For those of you who are keeping score in polygamy-monogamy tote board, we do not know if these marriages between the gods and humans were polygamous or monogamous.
As so, in the Year when Mitt Romney says “marriage is between one man and one woman as does Chick-filA, in the Year of the Bible in Pennsylvania, and on my 34th wedding anniversary, what can we conclude about marriage?
One conclusion might be that polygamy is not only biblically permissible, it is the norm. While Miles Parker Romney might draw that conclusion, a better one, I think, would be to say that biblical marriage practices, both to humans and to gods, vary widely. And because they vary so widely, we should be very careful stating the Judeo-Christian view of marriage is “between one man and one woman” or the Chick-fil-a company supports “the biblical definition of the family unit” and prays “God’s mercy on our generation that has such a prideful, arrogant attitude to think that we have the audacity to try to redefine what marriage is about.”
King Solomon had 700 wives and 300 concubines. Jesus had zero wives and zero concubines. Ditto that for St. Paul on both counts. St. Peter was married (Mark 1:29), but he left all to follow the Christ (Matthew 19:27). That’s a pretty wide range of choices. I, for one, hearkened to none of them.
And before we use the Bible to support the so-called “defense of marriage” laws and before the pastors go all Leviticus 18:22 on me, which, by the way, is only a few verses away from the passage prohibiting the levirate marriage mandated in Deuteronomy 25, consider this passage about King David and Jonathan from 1 Samuel 18:1-4
Now it came about when he had finished speaking to Saul, that the soul of Jonathan was knit to the soul of David, and Jonathan loved him as himself. Saul took him that day and did not let him return to his father’s house. Then Jonathan made a covenant with David because he loved him as himself. Jonathan stripped himself of the robe that was on him and gave it to David, with his armor, including his sword and his bow and his belt.
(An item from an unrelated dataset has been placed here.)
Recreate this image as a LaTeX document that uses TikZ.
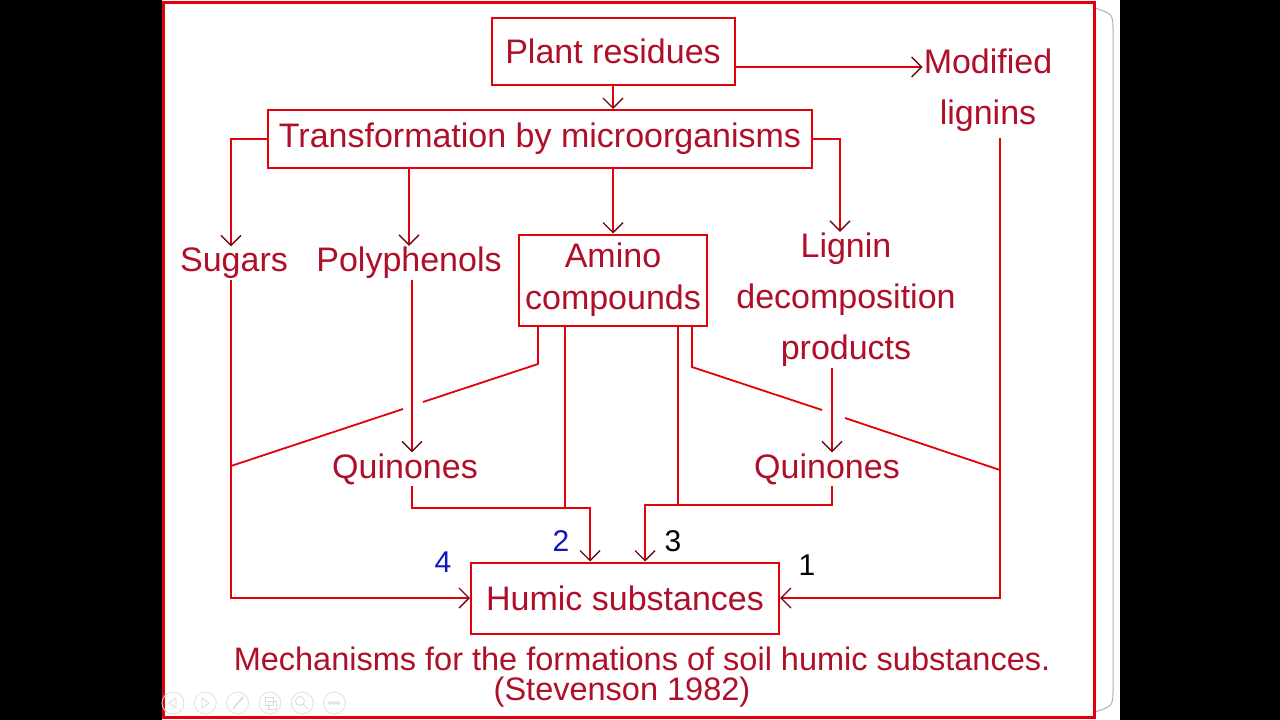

Nothing more than a biblical bro-mance? Jonathan’s father King Saul didn’t think so.
I know you have chosen the son of Jesse – which is a disgrace to yourself and the nakedness of your mother! (1 Samuel 20:30)
Or David’s own words for Jonathan.
“Very pleasant hast thou been unto me; wonderful was thy love to me, passing the love of women.” (2 Samuel 1:26)
Still believe in the “biblical” definition that “marriage is between a man and a woman?” The assertion is dishonest because it is incomplete. The actual marriage vows, say “… ‘Til death us do part.” These words are part of the marriage vows because Jesus prohibited all divorce in Mark 10:11-12 and Luke 16:18. In short, if we are going to defend marriage biblically, we must outlaw divorce. Sorry Rush.
Congregations can define it as they wish, but if the state is going to define marriage, it should be something like “Marriage is a, loving committed relationship between two adults.” The purpose of the state is to allow these people in to express that love and commitment for each other.
If we learn anything from the Bible, it is not about collecting 700 wives and 300 concubines, levirate laws or marriage to the gods. What we learn from the Bible is that we should love one another, be gracious and kind, forgive and have forbearance, with lots and lots of emphasis on the forgiving and forbearing stuff. Oh, did I mention marriage is about forgiving and forbearing? That is precisely what marriage should be, for the state, for you, and for me.